Где-то на далекой границе страны была застава, пройдя которую путник попадал на дорогу, ведущую на «Запад», «в ту неведомую страну, где правит Сиванму», «Владычица Запада». Как-то раз страж этой заставы заметил странное явление: с Востока, т. е. из глубины этой страны, надвигалось облако необычайной фиолетовой окраски. Он был мудр, этот страж, и сразу понял: облако это возвещает, что к заставе приближается Даожэнь («Человек Дао»). Действительно, скоро у заставы показался восседавший на быке величественный старец. Это был Лао-цзы. Страж низко склонился перед путником, который передал ему для покидаемой страны «Даодэцзин» («Книгу о Дао и Дэ»), проехал заставу и исчез навсегда. Так рассказывается в книге «Лесянь чжуань» («Жизнеописания магов»), приписываемой Лю Сяну (I в. до н. э.), но появившейся, вероятно, в IV—V вв. н. э. Именно этот таинственный мудрец, восседающий на быке, каким его стала изображать китайская живопись, и стал невидимым героем поэмы «Лао-цзы».
К первой поре классического периода китайской Древности должны быть отнесены еще два произведения: «Гуань-цзы» и «Сунь-цзы». Датировать эти два памятника чрезвычайно трудно. Как это характерно и для других литературных памятников древней эпохи, их создание не единовременный факт, а длительный процесс; и то, что мы сейчас под их именем знаем, только конечный результат этого процесса, да и то нередко оставляющий неясным, что же было в самом начале. Поэтому самое большее, на что мы можем рассчитывать, это на возможность указать время, в течение которого то или иное произведение создавалось. Таким временем для «Гуань-цзы» и для «Сунь-цзы» является, скоре всего, VI—V вв. до н. э.

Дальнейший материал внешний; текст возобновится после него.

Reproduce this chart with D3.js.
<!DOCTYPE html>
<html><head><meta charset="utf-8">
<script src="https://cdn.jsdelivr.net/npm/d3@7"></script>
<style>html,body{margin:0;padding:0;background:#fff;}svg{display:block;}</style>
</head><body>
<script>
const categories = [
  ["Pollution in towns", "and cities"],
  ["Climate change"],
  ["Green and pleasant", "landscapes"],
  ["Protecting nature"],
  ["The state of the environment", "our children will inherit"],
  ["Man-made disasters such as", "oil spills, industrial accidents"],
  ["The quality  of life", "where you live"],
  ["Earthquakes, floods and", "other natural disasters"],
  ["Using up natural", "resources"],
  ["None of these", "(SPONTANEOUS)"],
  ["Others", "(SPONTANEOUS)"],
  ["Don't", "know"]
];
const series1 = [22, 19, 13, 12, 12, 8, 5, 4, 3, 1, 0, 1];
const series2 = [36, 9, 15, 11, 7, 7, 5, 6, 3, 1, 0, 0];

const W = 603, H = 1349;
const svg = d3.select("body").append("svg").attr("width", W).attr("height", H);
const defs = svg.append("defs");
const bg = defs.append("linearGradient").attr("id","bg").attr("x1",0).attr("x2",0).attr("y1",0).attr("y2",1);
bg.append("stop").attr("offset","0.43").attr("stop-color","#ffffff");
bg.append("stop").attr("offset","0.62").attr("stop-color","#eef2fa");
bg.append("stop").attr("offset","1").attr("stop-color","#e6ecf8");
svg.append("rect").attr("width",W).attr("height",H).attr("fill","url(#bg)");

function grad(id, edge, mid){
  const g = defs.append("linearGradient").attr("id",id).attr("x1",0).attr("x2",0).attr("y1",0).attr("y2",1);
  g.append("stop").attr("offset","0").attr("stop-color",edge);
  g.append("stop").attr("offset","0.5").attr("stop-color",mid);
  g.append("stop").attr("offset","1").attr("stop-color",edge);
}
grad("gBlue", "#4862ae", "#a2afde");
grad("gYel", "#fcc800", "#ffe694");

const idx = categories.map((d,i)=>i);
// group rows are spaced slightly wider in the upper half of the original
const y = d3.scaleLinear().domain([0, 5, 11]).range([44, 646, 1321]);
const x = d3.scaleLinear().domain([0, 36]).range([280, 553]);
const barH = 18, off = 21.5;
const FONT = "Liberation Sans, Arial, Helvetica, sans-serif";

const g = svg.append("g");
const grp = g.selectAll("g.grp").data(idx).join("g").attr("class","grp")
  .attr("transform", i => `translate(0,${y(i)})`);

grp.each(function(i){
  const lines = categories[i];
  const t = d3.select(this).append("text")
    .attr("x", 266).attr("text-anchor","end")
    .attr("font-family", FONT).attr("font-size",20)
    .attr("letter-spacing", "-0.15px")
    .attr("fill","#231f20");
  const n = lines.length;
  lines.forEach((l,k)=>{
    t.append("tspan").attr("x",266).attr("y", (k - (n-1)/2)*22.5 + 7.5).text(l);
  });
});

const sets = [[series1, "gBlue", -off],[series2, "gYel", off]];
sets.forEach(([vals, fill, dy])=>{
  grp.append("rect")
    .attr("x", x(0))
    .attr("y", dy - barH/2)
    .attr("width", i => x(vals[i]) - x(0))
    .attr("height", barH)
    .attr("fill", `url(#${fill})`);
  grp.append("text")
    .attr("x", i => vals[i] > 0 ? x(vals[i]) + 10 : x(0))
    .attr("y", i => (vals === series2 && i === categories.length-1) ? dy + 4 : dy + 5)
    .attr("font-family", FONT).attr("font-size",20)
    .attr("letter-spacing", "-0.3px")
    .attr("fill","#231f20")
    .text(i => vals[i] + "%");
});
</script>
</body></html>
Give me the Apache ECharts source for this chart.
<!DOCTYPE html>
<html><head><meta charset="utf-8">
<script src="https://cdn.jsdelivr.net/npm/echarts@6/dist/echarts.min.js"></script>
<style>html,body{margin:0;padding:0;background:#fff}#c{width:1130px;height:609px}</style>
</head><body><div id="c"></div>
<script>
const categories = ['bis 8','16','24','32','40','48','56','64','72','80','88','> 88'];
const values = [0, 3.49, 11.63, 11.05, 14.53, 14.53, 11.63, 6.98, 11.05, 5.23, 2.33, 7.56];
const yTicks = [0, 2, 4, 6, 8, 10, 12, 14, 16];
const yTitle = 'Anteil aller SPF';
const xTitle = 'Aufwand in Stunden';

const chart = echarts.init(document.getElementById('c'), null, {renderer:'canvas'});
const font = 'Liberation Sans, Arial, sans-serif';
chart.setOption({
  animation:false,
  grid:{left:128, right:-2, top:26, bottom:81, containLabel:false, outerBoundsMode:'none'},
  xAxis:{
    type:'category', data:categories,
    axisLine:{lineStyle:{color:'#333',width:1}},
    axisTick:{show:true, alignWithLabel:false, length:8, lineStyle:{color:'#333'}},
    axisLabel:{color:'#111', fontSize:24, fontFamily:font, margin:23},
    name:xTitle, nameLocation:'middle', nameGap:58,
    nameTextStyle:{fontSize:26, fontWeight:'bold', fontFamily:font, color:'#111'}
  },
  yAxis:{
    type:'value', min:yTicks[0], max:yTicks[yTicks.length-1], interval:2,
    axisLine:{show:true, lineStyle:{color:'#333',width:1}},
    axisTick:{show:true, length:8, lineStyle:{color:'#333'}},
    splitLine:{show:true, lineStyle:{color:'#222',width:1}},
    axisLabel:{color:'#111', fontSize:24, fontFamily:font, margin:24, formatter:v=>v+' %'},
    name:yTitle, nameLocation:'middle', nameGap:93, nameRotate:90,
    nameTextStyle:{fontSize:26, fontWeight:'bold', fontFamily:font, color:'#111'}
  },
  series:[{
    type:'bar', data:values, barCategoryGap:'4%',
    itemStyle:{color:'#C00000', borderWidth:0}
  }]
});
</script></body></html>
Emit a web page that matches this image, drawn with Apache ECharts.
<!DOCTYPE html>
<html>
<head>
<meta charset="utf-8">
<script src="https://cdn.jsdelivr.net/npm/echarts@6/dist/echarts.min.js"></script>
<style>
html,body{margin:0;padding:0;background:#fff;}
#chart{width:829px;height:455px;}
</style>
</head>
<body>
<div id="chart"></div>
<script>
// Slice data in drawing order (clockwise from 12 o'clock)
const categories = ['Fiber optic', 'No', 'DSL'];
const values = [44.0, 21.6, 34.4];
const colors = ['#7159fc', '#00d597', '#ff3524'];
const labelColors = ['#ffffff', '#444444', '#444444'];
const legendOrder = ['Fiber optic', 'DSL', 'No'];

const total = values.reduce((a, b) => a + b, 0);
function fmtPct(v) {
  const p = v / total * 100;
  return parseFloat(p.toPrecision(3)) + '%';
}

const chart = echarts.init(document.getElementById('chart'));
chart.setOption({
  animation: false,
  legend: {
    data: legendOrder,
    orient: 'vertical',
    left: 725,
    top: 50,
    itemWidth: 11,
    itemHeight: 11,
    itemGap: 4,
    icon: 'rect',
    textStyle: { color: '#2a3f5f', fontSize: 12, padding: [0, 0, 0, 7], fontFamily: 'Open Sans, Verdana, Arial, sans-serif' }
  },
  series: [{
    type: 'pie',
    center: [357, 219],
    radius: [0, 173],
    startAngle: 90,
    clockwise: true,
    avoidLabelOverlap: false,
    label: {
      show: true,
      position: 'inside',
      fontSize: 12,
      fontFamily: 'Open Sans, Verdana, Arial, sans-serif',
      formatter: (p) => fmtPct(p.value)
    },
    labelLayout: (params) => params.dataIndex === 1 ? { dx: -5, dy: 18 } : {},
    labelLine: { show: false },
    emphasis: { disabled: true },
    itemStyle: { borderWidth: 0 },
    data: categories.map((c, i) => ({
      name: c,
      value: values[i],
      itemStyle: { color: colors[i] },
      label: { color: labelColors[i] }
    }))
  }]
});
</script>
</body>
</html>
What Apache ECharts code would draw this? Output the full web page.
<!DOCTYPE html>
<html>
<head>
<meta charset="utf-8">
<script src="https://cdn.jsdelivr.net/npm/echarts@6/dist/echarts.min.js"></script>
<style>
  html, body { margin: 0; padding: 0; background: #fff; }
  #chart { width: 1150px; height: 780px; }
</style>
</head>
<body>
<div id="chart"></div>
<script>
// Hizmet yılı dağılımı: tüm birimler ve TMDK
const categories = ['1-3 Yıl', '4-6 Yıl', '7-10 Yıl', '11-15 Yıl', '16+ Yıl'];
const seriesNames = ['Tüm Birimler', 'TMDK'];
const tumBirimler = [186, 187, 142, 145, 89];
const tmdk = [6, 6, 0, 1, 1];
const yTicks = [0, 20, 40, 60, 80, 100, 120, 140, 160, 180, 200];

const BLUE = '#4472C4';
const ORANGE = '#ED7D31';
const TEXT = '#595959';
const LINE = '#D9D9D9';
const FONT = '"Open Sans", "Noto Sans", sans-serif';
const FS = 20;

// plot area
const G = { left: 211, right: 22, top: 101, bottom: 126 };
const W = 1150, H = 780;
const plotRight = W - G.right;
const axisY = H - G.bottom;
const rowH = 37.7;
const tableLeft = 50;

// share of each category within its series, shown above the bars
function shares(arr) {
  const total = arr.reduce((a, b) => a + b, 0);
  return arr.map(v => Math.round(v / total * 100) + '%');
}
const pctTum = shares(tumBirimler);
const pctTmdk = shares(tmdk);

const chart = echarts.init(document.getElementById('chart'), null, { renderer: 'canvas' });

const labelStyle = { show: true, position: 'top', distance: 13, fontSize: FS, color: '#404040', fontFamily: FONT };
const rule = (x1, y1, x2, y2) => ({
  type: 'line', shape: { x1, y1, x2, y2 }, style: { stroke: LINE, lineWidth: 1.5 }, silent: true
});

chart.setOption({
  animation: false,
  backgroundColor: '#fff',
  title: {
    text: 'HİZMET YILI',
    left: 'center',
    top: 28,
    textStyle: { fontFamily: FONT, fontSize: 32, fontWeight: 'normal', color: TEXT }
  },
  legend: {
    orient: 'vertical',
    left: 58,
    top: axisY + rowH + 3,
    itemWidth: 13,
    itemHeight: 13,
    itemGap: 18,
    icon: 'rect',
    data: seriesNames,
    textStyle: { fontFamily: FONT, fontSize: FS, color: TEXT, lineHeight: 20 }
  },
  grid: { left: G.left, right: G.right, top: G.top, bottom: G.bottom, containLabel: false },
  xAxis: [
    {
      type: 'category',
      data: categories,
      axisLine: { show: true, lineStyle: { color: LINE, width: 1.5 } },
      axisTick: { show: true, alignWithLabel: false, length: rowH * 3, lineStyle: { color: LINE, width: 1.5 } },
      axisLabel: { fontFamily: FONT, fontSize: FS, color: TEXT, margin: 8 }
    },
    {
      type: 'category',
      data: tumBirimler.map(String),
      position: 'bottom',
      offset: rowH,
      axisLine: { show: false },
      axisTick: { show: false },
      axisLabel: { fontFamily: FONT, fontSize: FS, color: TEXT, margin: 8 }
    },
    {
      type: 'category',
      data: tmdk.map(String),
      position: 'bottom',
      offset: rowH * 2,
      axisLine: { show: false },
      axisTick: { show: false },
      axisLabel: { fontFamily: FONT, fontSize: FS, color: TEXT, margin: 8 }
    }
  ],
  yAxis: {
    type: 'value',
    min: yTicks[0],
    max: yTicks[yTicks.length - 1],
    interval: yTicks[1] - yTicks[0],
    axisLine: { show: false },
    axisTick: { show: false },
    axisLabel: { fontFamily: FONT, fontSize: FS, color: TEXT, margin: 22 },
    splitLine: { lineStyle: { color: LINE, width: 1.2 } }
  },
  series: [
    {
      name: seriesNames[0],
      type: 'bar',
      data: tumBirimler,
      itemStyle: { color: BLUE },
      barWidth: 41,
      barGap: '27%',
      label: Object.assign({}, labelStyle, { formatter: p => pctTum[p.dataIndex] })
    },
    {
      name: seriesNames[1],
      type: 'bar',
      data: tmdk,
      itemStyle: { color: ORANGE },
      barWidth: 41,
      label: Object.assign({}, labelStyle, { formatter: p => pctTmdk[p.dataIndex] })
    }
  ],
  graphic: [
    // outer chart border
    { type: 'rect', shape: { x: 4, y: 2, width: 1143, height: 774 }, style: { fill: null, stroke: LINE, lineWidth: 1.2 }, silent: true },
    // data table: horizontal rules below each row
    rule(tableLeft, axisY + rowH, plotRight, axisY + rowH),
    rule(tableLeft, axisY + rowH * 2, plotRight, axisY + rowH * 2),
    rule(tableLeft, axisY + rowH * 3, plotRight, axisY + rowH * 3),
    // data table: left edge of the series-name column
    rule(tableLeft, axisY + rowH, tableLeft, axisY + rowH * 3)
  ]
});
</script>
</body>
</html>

Однако даже такая весьма широкая датировка также условна: она может относиться только к первоначальному ядру текста, а не ко всему ему, во всяком случае в том виде, в каком он существует для нас. Особенно это относится к «Гуань-цзы»: вполне возможно, что этот памятник сложился из нескольких произведений или их фрагментов, возникших в разное время и независимо друг от друга, и что в таком сводном виде он получил распространение в IV в. до н. э.